Crisis Pictures

Crisis Pictures is a non-commercial organization dedicated to building awareness of global crisis areas through pictures. Our goal is to make distant events personal by showing real people living through them.

Zap! Pow! Oops!

mmm... taser!In what’s the only reasonable course of action, the company that produces the taser (Taser International) has decided to make a civilian-issue model.

Which, when you really think about it, is only reasonable. But only if you put too much effort into the thought and neglect common sense. Despite the lingering questions (and lawsuits), Taser officials (scientists? henchmen?) decided it would be a Good Idea to give the X26c more juice. Specifically, the “civilian” version gives the unfortunate target bursts of electricity for 30 seconds, vs. the 5 second bursts of the police-issue model.

Better yet, the new taser doesn’t count as a weapon and can be carried—and concealed—without a permit in 43 states!

Like they say: kill ’em all, and let the market sort them out.

Note: the taser pictured is not the X26.

(St. Petersburg Times: “Taser sales to public worry officers,” by Shannon Colavecchio-Van Sickler [March 5, 2005]; “Citizen Taser X26c product page” ; “USA: Excessive and Lethal Force?” Amnesty International)

Self-esteem as beer

People with high self-esteem claim they are more likable, attractive and have better relationships than others, but these advantages exist mainly in their own minds, the researchers found.

(FSU.com: “FSU study finds self-esteem programs don’t work,” by Jill Elish; originally via Political Animal)

The thoughtful cow worries

Once they were a byword for mindless docility. But cows have a secret mental life in which they bear grudges, nurture friendships and become excited over intellectual challenges, scientists have found.

Cows are also capable of feeling strong emotions such as pain, fear and even anxiety—they worry about the future. But if farmers provide the right conditions, they can also feel great happiness.
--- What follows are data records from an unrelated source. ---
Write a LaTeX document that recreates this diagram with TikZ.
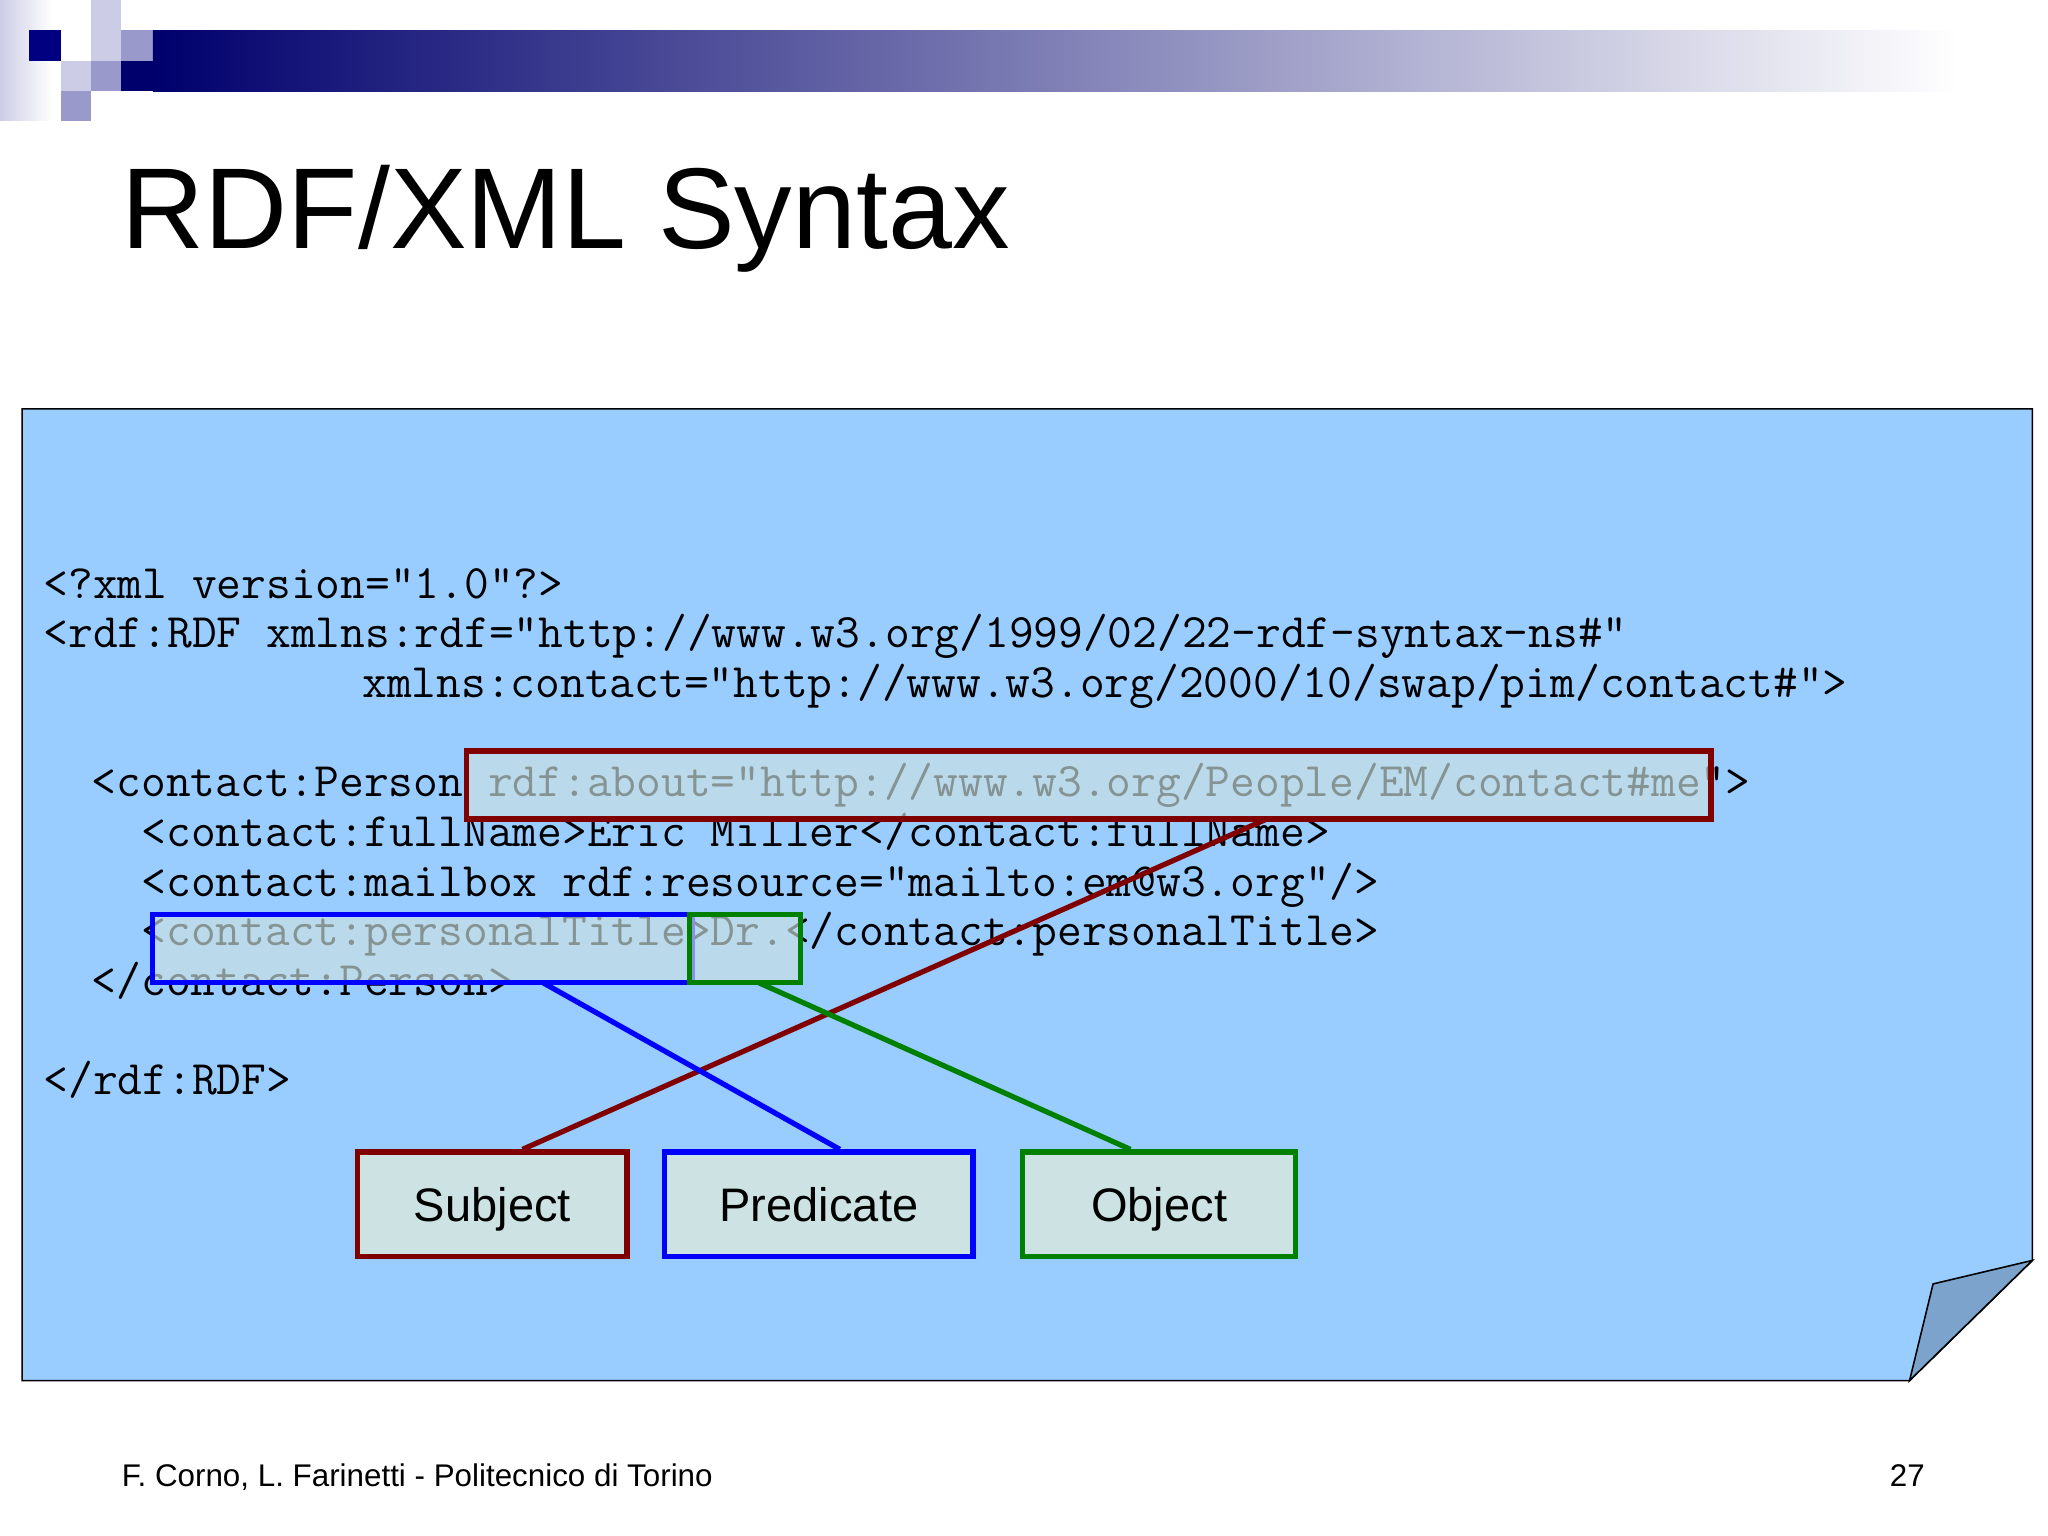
\documentclass[tikz,border=0pt]{standalone}
\usepackage{fontspec}
\setmainfont{Liberation Sans}
\begin{document}
\begin{tikzpicture}[x=0.5pt,y=-0.5pt,
  code/.style={anchor=base west,inner sep=0,font=\ttfamily\fontsize{18.4pt}{20pt}\selectfont},
  hl/.style={line width=2pt,fill=boxf,fill opacity=0.65},
  lab/.style={line width=2pt,fill=boxf,font=\fontsize{18pt}{20pt}\selectfont,text height=15pt,text depth=2pt,inner sep=0},
  conn/.style={line width=2pt}]
\definecolor{dred}{HTML}{800000}\definecolor{dgreen}{HTML}{008000}
\definecolor{lav}{HTML}{CCCCE6}\definecolor{mid}{HTML}{9999CC}\definecolor{navy}{HTML}{000080}
\definecolor{panel}{HTML}{99CCFF}\definecolor{fold}{HTML}{7BA3CC}\definecolor{boxf}{HTML}{CDE3E3}
\useasboundingbox (0,0) rectangle (1568,1176);
% header decoration
\shade[left color=lav,right color=white] (0,0) rectangle (40,92);
\fill[navy] (22,23) rectangle (47,47);
\fill[lav] (70,0) rectangle (93,23);
\fill[lav] (70,23) rectangle (93,47);
\fill[mid] (93,23) rectangle (117,47);
\fill[lav] (47,47) rectangle (70,70);
\fill[mid] (70,47) rectangle (93,70);
\fill[mid] (47,70) rectangle (70,93);
\fill[navy!85!black] (93,47) rectangle (117,70);
\shade[left color=navy!85!black,right color=white] (117,23) rectangle (1500,70);
\node[anchor=base west,inner sep=0,font=\fontsize{44pt}{50pt}\selectfont] (title) at (93,190) {RDF/XML Syntax};
% panel
\draw[fill=panel,line width=0.6pt] (17,313) -- (1556,313) -- (1556,965) -- (1462,1057) -- (17,1057) -- cycle;
\draw[fill=fold,line width=0.6pt] (1462,1057) -- (1556,965) -- (1480,983) -- cycle;
% code
\node[code] (l1) at (33,458) {<?xml version="1.0"?>};
\node[code] (l2) at (33,496) {<rdf:RDF xmlns:rdf="http://www.w3.org/1999/02/22-rdf-syntax-ns\#"};
\node[code] (l3) at (277,534) {xmlns:contact="http://www.w3.org/2000/10/swap/pim/contact\#">};
\node[code] (l4) at (70,610) {<contact:Person rdf:about="http://www.w3.org/People/EM/contact\#me">};
\node[code] (l5) at (108,648) {<contact:fullName>Eric Miller</contact:fullName>};
\node[code] (l6) at (108,686) {<contact:mailbox rdf:resource="mailto:em@w3.org"/>};
\node[code] (l7) at (108,724) {<contact:personalTitle>Dr.</contact:personalTitle>};
\node[code] (l8) at (70,762) {</contact:Person>};
\node[code] (l9) at (33,838) {</rdf:RDF>};
% highlight boxes
\draw[hl,draw=dred] (357,575) rectangle (1310,627);
\draw[hl,draw=blue] (117,700) rectangle (530,752);
\draw[hl,draw=dgreen] (528,700) rectangle (613,752);
\coordinate (rs) at (970,627);
\coordinate (bs) at (415,752);
\coordinate (gs) at (580,752);
% labels
\node[lab,draw=dred,minimum width=103pt,minimum height=40pt] (subj) at (377,922) {Subject};
\node[lab,draw=blue,minimum width=118pt,minimum height=40pt] (pred) at (627,922) {Predicate};
\node[lab,draw=dgreen,minimum width=104.5pt,minimum height=40pt] (obj) at (887.5,922) {Object};
\draw[conn,dred] (rs) -- ([xshift=11.5pt]subj.north);
\draw[conn,blue] (bs) -- ([xshift=8pt]pred.north);
\draw[conn,dgreen] (gs) -- ([xshift=-11pt]obj.north);
% footer
\node[anchor=base west,inner sep=0,font=\fontsize{12pt}{14pt}\selectfont] (foot) at (93,1138) {F. Corno, L. Farinetti - Politecnico di Torino};
\node[anchor=base east,inner sep=0,font=\fontsize{12pt}{14pt}\selectfont] (page) at (1474,1138) {27};
\end{tikzpicture}
\end{document}
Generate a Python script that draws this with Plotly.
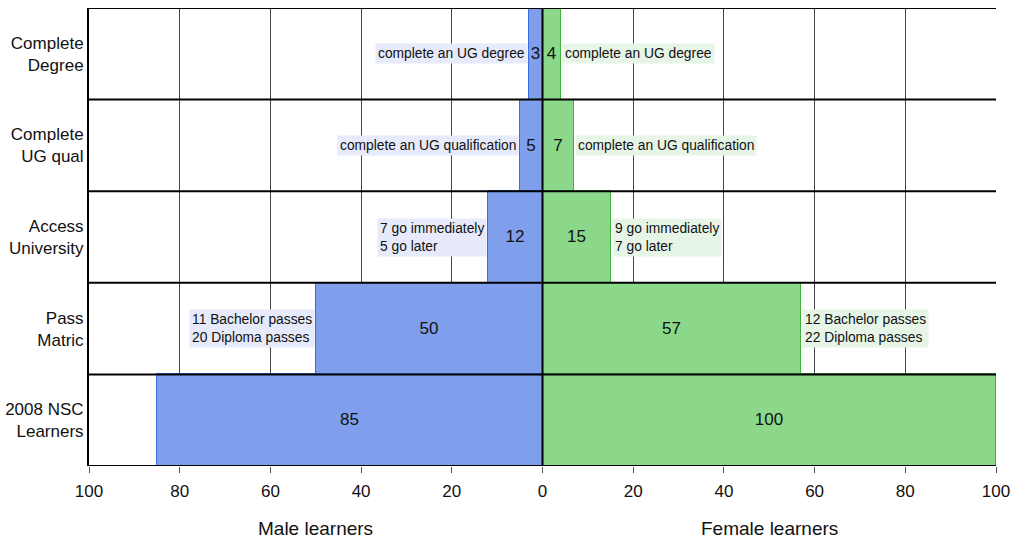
import plotly.graph_objects as go

# Learner pipeline per 100 learners, bottom row first
stages = ["2008 NSC<br>Learners", "Pass<br>Matric", "Access<br>University",
          "Complete<br>UG qual", "Complete<br>Degree"]
male = [85, 50, 12, 5, 3]
female = [100, 57, 15, 7, 4]
male_notes = ["", "11 Bachelor passes<br>20 Diploma passes",
              "7 go immediately<br>5 go later",
              "complete an UG qualification", "complete an UG degree"]
female_notes = ["", "12 Bachelor passes<br>22 Diploma passes",
                "9 go immediately<br>7 go later",
                "complete an UG qualification", "complete an UG degree"]
tick_values = [-100, -80, -60, -40, -20, 0, 20, 40, 60, 80, 100]

FONT = "Liberation Sans, Arial, sans-serif"
BLUE_FILL, BLUE_EDGE = "#7f9fec", "#3a6ee0"
GREEN_FILL, GREEN_EDGE = "#8bd88b", "#3cb43c"

fig = go.Figure()
fig.add_trace(go.Bar(
    y=stages, x=[-v for v in male], orientation="h", name="Male",
    marker=dict(color=BLUE_FILL, line=dict(color=BLUE_EDGE, width=1)),
    text=[str(v) for v in male], textposition="inside",
    insidetextanchor="middle", constraintext="none",
    insidetextfont=dict(family=FONT, size=17, color="#111"),
))
fig.add_trace(go.Bar(
    y=stages, x=female, orientation="h", name="Female",
    marker=dict(color=GREEN_FILL, line=dict(color=GREEN_EDGE, width=1)),
    text=[str(v) for v in female], textposition="inside",
    insidetextanchor="middle", constraintext="none",
    insidetextfont=dict(family=FONT, size=17, color="#111"),
))

# side notes next to the bar ends
for i, (m, f, mn, fn) in enumerate(zip(male, female, male_notes, female_notes)):
    if mn:
        fig.add_annotation(x=-m, y=stages[i], text=mn, showarrow=False,
                           xanchor="right", align="left", xshift=-1,
                           bgcolor="#e6eafa", borderpad=2,
                           font=dict(family=FONT, size=13.8, color="#111"))
    if fn:
        fig.add_annotation(x=f, y=stages[i], text=fn, showarrow=False,
                           xanchor="left", align="left", xshift=1,
                           bgcolor="#e7f5e7", borderpad=2,
                           font=dict(family=FONT, size=13.8, color="#111"))

# row separators drawn over the bars
for k in range(len(stages) + 1):
    fig.add_shape(type="line", xref="paper", x0=0, x1=1, yref="y",
                  y0=k - 0.5, y1=k - 0.5, layer="above",
                  line=dict(color="black", width=2))
fig.add_shape(type="line", x0=0, x1=0, yref="paper", y0=0, y1=1,
              layer="above", line=dict(color="black", width=2))

fig.add_annotation(x=0.25, y=-0.137, xref="paper", yref="paper",
                   text="Male learners", showarrow=False,
                   xanchor="center", yanchor="middle",
                   font=dict(family=FONT, size=19, color="#111"))
fig.add_annotation(x=0.75, y=-0.137, xref="paper", yref="paper",
                   text="Female learners", showarrow=False,
                   xanchor="center", yanchor="middle",
                   font=dict(family=FONT, size=19, color="#111"))

fig.update_layout(
    width=1013, height=545,
    margin=dict(l=89, r=17, t=8, b=79),
    barmode="relative", bargap=0,
    showlegend=False,
    plot_bgcolor="white", paper_bgcolor="white",
    font=dict(family=FONT, color="#111"),
)
fig.update_xaxes(
    range=[-100, 100], tickvals=tick_values,
    ticktext=[str(abs(v)) for v in tick_values],
    showgrid=True, gridcolor="#444", gridwidth=1,
    zeroline=False, showline=False, automargin=False,
    ticks="outside", ticklen=6, tickcolor="#555",
    ticklabelstandoff=4,
    tickfont=dict(family=FONT, size=17, color="#111"),
)
fig.update_yaxes(
    showgrid=False, zeroline=False, showline=True, linecolor="black",
    linewidth=2, ticks="", range=[-0.5, len(stages) - 0.5],
    automargin=False,
    tickfont=dict(family=FONT, size=17, color="#111"),
)

fig.write_html("out.html")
(Sunday Times: “The secret life of moody cows,” by Jonathan Leake [Feb 27, 2005])

Sleeping in Airports

It’s a little rough around the edges, and probably not something you’ll want to plan your trip around, but the appropriately titled “Budget Traveler’s Guide to Sleeping in Airports” has some handy information.

On Evil

What is evil? Is it something in all of us, or is it limited to the most extreme criminals? These and other questions about “evil” are brought up in a NYT article, but to no avail.

(In fairness, evil is relatively hard to unpack in a three-page article. You’ve got your psychiatrists on one side saying, yes, evil is a useful concept, versus on the other side saying “When you start talking about evil, psychiatrists don’t know anything more about it than anyone else. Our opinions might carry more weight, under the patina or authority of the profession, but the point is, you can call someone evil and so can I. So what? What does it add?”)

At any rate, it’s an interesting article, and one you ought to read if evil is a concept you find perplexing.

(NYT: “For the worst of us, the diagnosis may be evil,” by Benedict Carey [Feb 8, 2005])

Killer Cars

Not that this should necessarily come as news, but:

The [Heart and Stroke] foundation’s first study of urban versus non-urban living shows that car-dependent Canadians are more sedentary and at increased risk of being overweight or obese.

(via CBC News: “Cars killing suburban dwellers, heart foundation says” [February 10, 2004])

The price of death

Last week, buried at the bottom of a press release on various management changes, funeral services giant Service Corp. International (SRV) noted that its vice chairman, B.D. Hunter, planned to step down, but would remain on as a consultant. What wasn’t included in the press release (but was in the 8-K the company filed on Tuesday) was just how much Hunter will be paid: $91,667 a month in exchange for devoting “substantially his full time to the business of the company” (whatever that means).

(via footnoted.org)

Of books and movies

The Panopticist has an annotation of the first page of DeLillo’s White Noise which, if it’s the sort of thing you’re in to, is interesting.

If not, maybe you’d rather edit your own Psycho shower scene. Yes, the one from the movie. Create your own masterpiece, using the original footage. “All you need is Flash.”

Or combine the literary with the visual in Italo Calvino Vladmasters: a set of Viewmaster-type wheels of images drawn from Calvino’s Invisible Cities.

Erratic posting

Did you notice? My apologies. The clocklike rigidity of days past is not likely to return for a while. Eh. You’re probably not missing anything.

(Also, whether you like it or not, this “new” site design will eventually be changed to reflect the older scheme. It just hasn’t happened yet.)